** Exercise prompt **
Records follow. Pull out every line that contains "this".

** Dataset records **
** start **
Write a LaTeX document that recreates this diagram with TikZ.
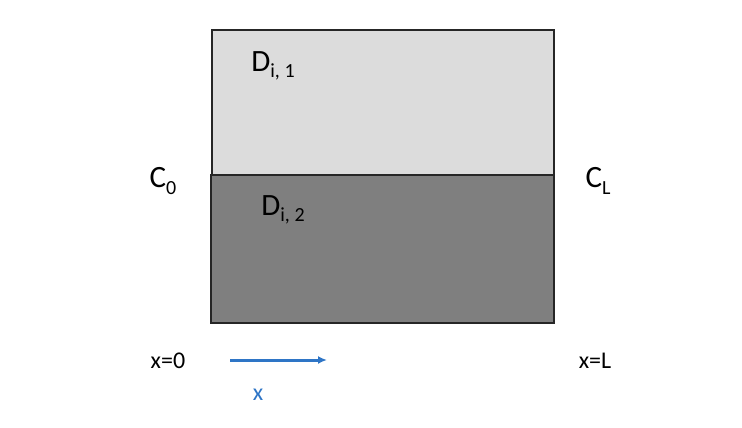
\documentclass[tikz,border=0pt]{standalone}
\usepackage{fontspec}
\usetikzlibrary{arrows.meta}
\setmainfont{Carlito}
\definecolor{lightfill}{HTML}{DCDCDC}
\definecolor{darkfill}{HTML}{7F7F7F}
\definecolor{arrowblue}{HTML}{2E75C6}
\newcommand{\sbs}[1]{\raisebox{-0.45ex}{\fontsize{20}{20}\selectfont #1}}
\begin{document}
\begin{tikzpicture}[x=1pt,y=-1pt,
  layer/.style={draw=black!85,line width=1.3pt},
  biglabel/.style={inner sep=0pt,anchor=center,font=\fontsize{31}{31}\selectfont},
  smalllabel/.style={inner sep=0pt,anchor=center,font=\fontsize{24}{24}\selectfont}]
\useasboundingbox (0,0) rectangle (742,428);
\fill[white] (0,0) rectangle (742,428);
\draw[layer,fill=lightfill] (212,30) rectangle (554,175);
\draw[layer,fill=darkfill] (211,175) rectangle (554,323);
\node[biglabel] (d1) at (273,66) {D\sbs{i, 1}};
\node[biglabel] (d2) at (283,210) {D\sbs{i, 2}};
\node[biglabel] (c0) at (163,181) {C\sbs{0}};
\node[biglabel] (cl) at (598,181) {C\sbs{L}};
\node[smalllabel] (x0) at (168,361) {x=0};
\node[smalllabel] (xl) at (595,361) {x=L};
\coordinate (as) at (230,360);
\coordinate (ae) at (327,360);
\draw[arrowblue,line width=3pt,-{Latex[length=9pt,width=8pt]}] (as) -- (ae);
\node[smalllabel,text=arrowblue] (xx) at (258,395) {x};
\end{tikzpicture}
\end{document}
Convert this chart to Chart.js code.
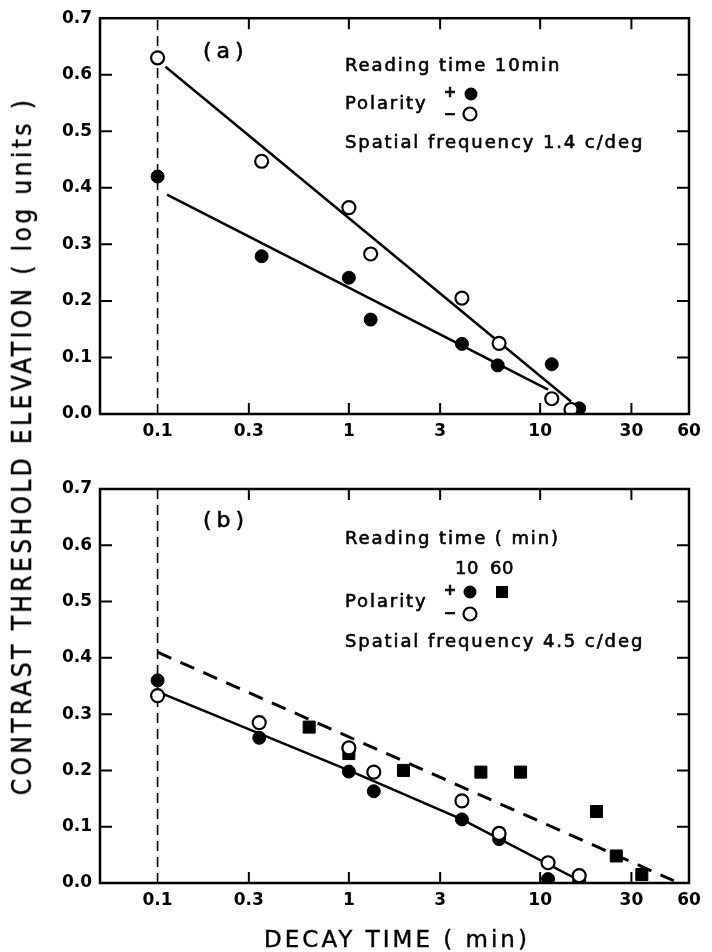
<!DOCTYPE html>
<html>
<head>
<meta charset="utf-8">
<script src="https://cdn.jsdelivr.net/npm/chart.js@4.4.1/dist/chart.umd.min.js"></script>
<style>
  html, body { margin: 0; padding: 0; background: #fff; }
  #page { position: relative; width: 712px; height: 952px; overflow: hidden; }
  #boxA { position: absolute; left: 0; top: 0; width: 712px; height: 470px; }
  #boxB { position: absolute; left: 0; top: 470px; width: 712px; height: 482px; }
  #ytitle {
    position: absolute; left: 22px; top: 446px;
    transform: translate(-50%, -50%) rotate(-90deg);
    white-space: nowrap; color: #000;
    font-family: "DejaVu Sans Condensed", "DejaVu Sans", sans-serif;
    font-size: 26px; letter-spacing: 3.4px;
    -webkit-text-stroke: 0.4px #000;
  }
  #xtitle {
    position: absolute; left: 397px; top: 939px;
    transform: translate(-50%, -50%);
    white-space: nowrap; color: #000;
    font-family: "DejaVu Sans", sans-serif;
    font-size: 23px; letter-spacing: 3px;
    -webkit-text-stroke: 0.4px #000;
  }
</style>
</head>
<body>
<div id="page">
  <div id="boxA"><canvas id="chartA" width="712" height="470"></canvas></div>
  <div id="boxB"><canvas id="chartB" width="712" height="482"></canvas></div>
  <div id="ytitle">CONTRAST THRESHOLD ELEVATION ( log units )</div>
  <div id="xtitle">DECAY TIME ( min)</div>
</div>
<script>
// axis ticks
var xTickVals = [0.1, 0.3, 1, 3, 10, 30, 60];
var xMarkVals = [0.3, 1, 3, 10, 30];
var yMarkVals = [0.1, 0.2, 0.3, 0.4, 0.5, 0.6];
var refX = 0.1;

// panel (a): reading time 10 min, 1.4 c/deg
var aTimes     = [0.1, 0.35, 1.0, 1.3, 3.9, 6.1, 11.5, 14.5];
var aMinus     = [0.63, 0.447, 0.365, 0.283, 0.205, 0.125, 0.027, 0.008];
var aPlusTimes = [0.1, 0.35, 1.0, 1.3, 3.9, 6.0, 11.5, 16];
var aPlus      = [0.42, 0.279, 0.241, 0.167, 0.124, 0.086, 0.088, 0.01];
var aMinusFitX = [0.11, 14.5];
var aMinusFitY = [0.614, 0.022];
var aPlusFitX  = [0.112, 11];
var aPlusFitY  = [0.388, 0.043];

// panel (b): 4.5 c/deg
var bTimes     = [0.1, 0.34, 1.0, 1.35, 3.9, 6.1, 11, 16];
var bPlus10    = [0.36, 0.258, 0.198, 0.163, 0.113, 0.078, 0.007, 0.003];
var bMinus10   = [0.333, 0.285, 0.24, 0.197, 0.146, 0.088, 0.036, 0.013];
var b60Times   = [0.62, 1.0, 1.93, 4.9, 7.9, 19.7, 25, 34];
var bPlus60    = [0.277, 0.23, 0.2, 0.197, 0.197, 0.127, 0.048, 0.015];
var b10FitX    = [0.105, 1.0, 3.9, 17];
var b10FitY    = [0.337, 0.2, 0.113, 0.0];
var b60FitX    = [0.1, 50];
var b60FitY    = [0.41, 0.004];

function pts(xs, ys) {
    return xs.map(function (v, i) { return { x: v, y: ys[i] }; });
}

var noteFont = '18px "DejaVu Sans", sans-serif';

var framePlugin = {
    id: 'frame',
    afterDraw: function (chart, args, opts) {
        var ctx = chart.ctx, a = chart.chartArea;
        var x = chart.scales.x, y = chart.scales.y;
        ctx.save();
        ctx.strokeStyle = '#000';
        ctx.lineWidth = 2.5;
        ctx.strokeRect(a.left, a.top, a.right - a.left, a.bottom - a.top);
        ctx.lineWidth = 2;
        ctx.beginPath();
        xMarkVals.forEach(function (v) {
            var px = x.getPixelForValue(v);
            ctx.moveTo(px, a.bottom); ctx.lineTo(px, a.bottom - 11);
            ctx.moveTo(px, a.top); ctx.lineTo(px, a.top + 11);
        });
        yMarkVals.forEach(function (v) {
            var py = y.getPixelForValue(v);
            ctx.moveTo(a.left, py); ctx.lineTo(a.left + 12, py);
            ctx.moveTo(a.right, py); ctx.lineTo(a.right - 12, py);
        });
        ctx.stroke();

        // annotation text and key symbols
        ctx.fillStyle = '#000';
        ctx.textBaseline = 'middle';
        (opts.notes || []).forEach(function (n) {
            if (n.text) {
                ctx.font = n.font || noteFont;
                ctx.letterSpacing = (n.spacing === undefined ? 1.9 : n.spacing) + 'px';
                ctx.textAlign = n.align || 'left';
                ctx.fillText(n.text, n.x, n.y);
                ctx.lineWidth = 0.6;
                ctx.strokeText(n.text, n.x, n.y);
            } else if (n.mark) {
                ctx.beginPath();
                if (n.mark === 'rect') {
                    ctx.fillRect(n.x - 6, n.y - 6, 12, 12);
                } else {
                    ctx.arc(n.x, n.y, 6.5, 0, Math.PI * 2);
                    if (n.mark === 'filled') { ctx.fill(); }
                    else { ctx.lineWidth = 2.2; ctx.stroke(); }
                }
            }
        });
        ctx.restore();
    }
};

function openSet(data) {
    return { data: data, pointStyle: 'circle', pointRadius: 6.5, pointBackgroundColor: '#fff',
             pointBorderColor: '#000', pointBorderWidth: 2.2, showLine: false };
}
function filledSet(data, style, r) {
    return { data: data, pointStyle: style || 'circle', pointRadius: r || 6.5, pointBackgroundColor: '#000',
             pointBorderColor: '#000', pointBorderWidth: 1, showLine: false };
}
function lineSet(data, dash, width) {
    return { data: data, showLine: true, pointRadius: 0, borderColor: '#000', borderWidth: width || 2.5,
             borderDash: dash || [], fill: false, tension: 0 };
}

function makeChart(id, datasets, notes, padTop, xHeight) {
    var tickFont = { family: '"DejaVu Sans", sans-serif', size: 17, weight: 'bold' };
    return new Chart(document.getElementById(id).getContext('2d'), {
        type: 'scatter',
        data: { datasets: datasets },
        options: {
            responsive: false,
            animation: false,
            devicePixelRatio: 1,
            layout: { padding: { left: 0, right: 23, top: padTop, bottom: 0 } },
            plugins: { legend: { display: false }, tooltip: { enabled: false }, frame: { notes: notes } },
            scales: {
                x: {
                    type: 'logarithmic', min: 0.05, max: 60,
                    afterBuildTicks: function (s) { s.ticks = xTickVals.map(function (v) { return { value: v }; }); },
                    afterFit: function (s) { s.height = xHeight; },
                    ticks: { color: '#000', font: tickFont, padding: 7, autoSkip: false, maxRotation: 0,
                             callback: function (v) { return String(v); } },
                    grid: { display: false, drawTicks: false },
                    border: { display: false }
                },
                y: {
                    min: 0, max: 0.7,
                    afterFit: function (s) { s.width = 100; },
                    ticks: { color: '#000', font: tickFont, padding: 8, stepSize: 0.1,
                             callback: function (v) { return v.toFixed(1); } },
                    grid: { display: false, drawTicks: false },
                    border: { display: false }
                }
            }
        },
        plugins: [framePlugin]
    });
}

var refLine = [{ x: refX, y: 0 }, { x: refX, y: 0.7 }];
var bigFont = '22px "DejaVu Sans", sans-serif';
var signFont = 'bold 15px "DejaVu Sans", sans-serif';

makeChart('chartA', [
    openSet(pts(aTimes, aMinus)),
    filledSet(pts(aPlusTimes, aPlus)),
    lineSet(pts(aMinusFitX, aMinusFitY)),
    lineSet(pts(aPlusFitX, aPlusFitY)),
    lineSet(refLine, [10, 6], 1.6)
], [
    { text: '(a)', x: 203, y: 52, font: bigFont, spacing: 5 },
    { text: 'Reading time 10min', x: 345, y: 66 },
    { text: 'Polarity', x: 345, y: 104 },
    { text: '+', x: 450, y: 93, font: signFont, align: 'center', spacing: 0 },
    { mark: 'filled', x: 471, y: 94 },
    { text: '\u2212', x: 450, y: 115, font: signFont, align: 'center', spacing: 0 },
    { mark: 'open', x: 470, y: 114 },
    { text: 'Spatial frequency 1.4 c/deg', x: 345, y: 143 }
], 16, 56);

makeChart('chartB', [
    openSet(pts(bTimes, bMinus10)),
    filledSet(pts(bTimes, bPlus10)),
    filledSet(pts(b60Times, bPlus60), 'rect', 8.5),
    lineSet(pts(b10FitX, b10FitY)),
    lineSet(pts(b60FitX, b60FitY), [15, 10], 3),
    lineSet(refLine, [10, 6], 1.6)
], [
    { text: '(b)', x: 203, y: 51, font: bigFont, spacing: 5 },
    { text: 'Reading time ( min)', x: 345, y: 69 },
    { text: '10', x: 467, y: 99, align: 'center', spacing: 0.5 },
    { text: '60', x: 502, y: 99, align: 'center', spacing: 0.5 },
    { text: 'Polarity', x: 345, y: 132 },
    { text: '+', x: 450, y: 121, font: signFont, align: 'center', spacing: 0 },
    { mark: 'filled', x: 470, y: 122 },
    { mark: 'rect', x: 502, y: 122 },
    { text: '\u2212', x: 450, y: 144, font: signFont, align: 'center', spacing: 0 },
    { mark: 'open', x: 470, y: 144 },
    { text: 'Spatial frequency 4.5 c/deg', x: 345, y: 172 }
], 19, 69);
</script>
</body>
</html>
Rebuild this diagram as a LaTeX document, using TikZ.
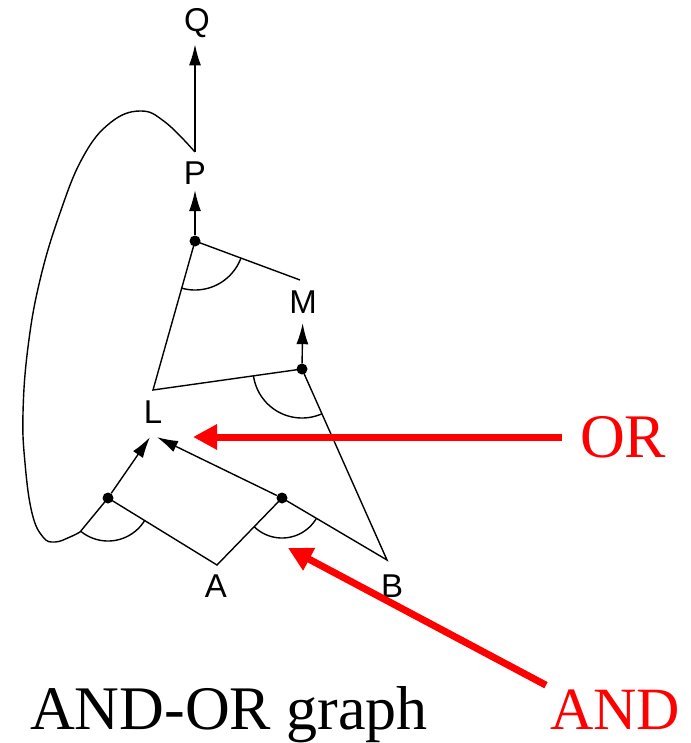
\documentclass[tikz,border=0pt]{standalone}
\usepackage{fontspec}
\setmainfont{Liberation Serif}
\newfontfamily\helv{Liberation Sans}
\usetikzlibrary{arrows.meta,calc}
\begin{document}
\begin{tikzpicture}[x=1pt,y=-1pt,
  lab/.style={font=\helv\fontsize{33}{33}\selectfont, inner xsep=0pt, anchor=base},
  edge/.style={line width=1.4pt, black},
  blk/.style={-{Latex[length=21pt,width=12pt]}},
  dot/.style={circle, fill=black, inner sep=0pt, minimum size=11pt},
  redarrow/.style={red, line width=7pt, -{Triangle[length=24pt,width=24pt]}},
  bigtext/.style={font=\fontsize{62}{62}\selectfont, inner sep=0pt}
]
\useasboundingbox (0,0) rectangle (690,743);

% labels
\node[lab, inner ysep=6pt] (Q) at (197,32) {Q};
\node[lab, inner ysep=5pt] (P) at (195,185) {P};
\node[lab, inner ysep=10pt] (M) at (303,313) {M};
\node[lab, inner ysep=14pt] (L) at (153,423) {L};
\node[lab, inner ysep=0pt] (A) at (216,597) {A};
\node[lab, inner ysep=0pt] (B) at (392,597) {B};

% junction points
\coordinate (ptop) at (195,152);
\coordinate (mtop) at (300,280);
\coordinate (Lc) at (153,390);
\coordinate (Ac) at (217,565);
\coordinate (Bc) at (387,560);

% AND nodes
\node[dot] (d1) at (195,241) {};
\node[dot] (d2) at (302,369) {};
\node[dot] (d3) at (108,498) {};
\node[dot] (d4) at (282,498) {};

% edges
\draw[edge] (d1.center) -- (Lc) -- (d2.center);
\draw[edge] (d1.center) -- (mtop);
\draw[edge] (d2.center) -- (Bc) -- (d4.center) -- (Ac) -- (d3.center);
\draw[edge, blk] (ptop) -- (Q.south -| ptop);
\draw[edge, blk] (d1) -- (P);
\draw[edge, blk] (d2) -- (M);
\draw[edge, blk] (d3) -- ([xshift=-3pt]L.south);
\draw[edge, blk] (d4) -- ([xshift=4pt]L.south);

% loop from P to left AND node
\draw[edge] plot[smooth, tension=0.7] coordinates {(ptop) (165,122) (140,111) (110,123) (83,157) (60,213) (40,280) (28,347) (23,413) (25,463) (32,513) (43,537) (55,542) (70,537) (80,532)} -- (d3.center);

% AND arcs
\begin{scope}[shift={(d1.center)}]
  \draw[edge] plot[domain=20.4:105.7, samples=40, variable=\t] (\t:49);
\end{scope}
\begin{scope}[shift={(d2.center)}]
  \draw[edge] plot[domain=66:172, samples=40, variable=\t] (\t:49);
\end{scope}
\begin{scope}[shift={(d3.center)}]
  \draw[edge] plot[domain=31.6:129.5, samples=40, variable=\t] (\t:43);
\end{scope}
\begin{scope}[shift={(d4.center)}]
  \draw[edge] plot[domain=30.6:134, samples=40, variable=\t] (\t:40);
\end{scope}

% annotations
\node[bigtext, text=red, inner xsep=18pt, anchor=base west] (OR) at (562,457) {OR};
\coordinate (ortip) at (193,437);
\draw[redarrow] (OR.west |- ortip) -- (ortip);

\node[bigtext, font=\fontsize{60}{60}\selectfont, text=red, anchor=base west] (AND) at (550,729) {AND};
\coordinate (andtip) at (288,548);
\draw[redarrow] ([shift={(-4,-4)}]AND.north west) -- (andtip);

\node[bigtext, anchor=base west] (title) at (30,729) {AND-OR graph};
\end{tikzpicture}
\end{document}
** end **
** Problem solution **
Write a LaTeX document that recreates this diagram with TikZ.
Convert this chart to Chart.js code.
Rebuild this diagram as a LaTeX document, using TikZ.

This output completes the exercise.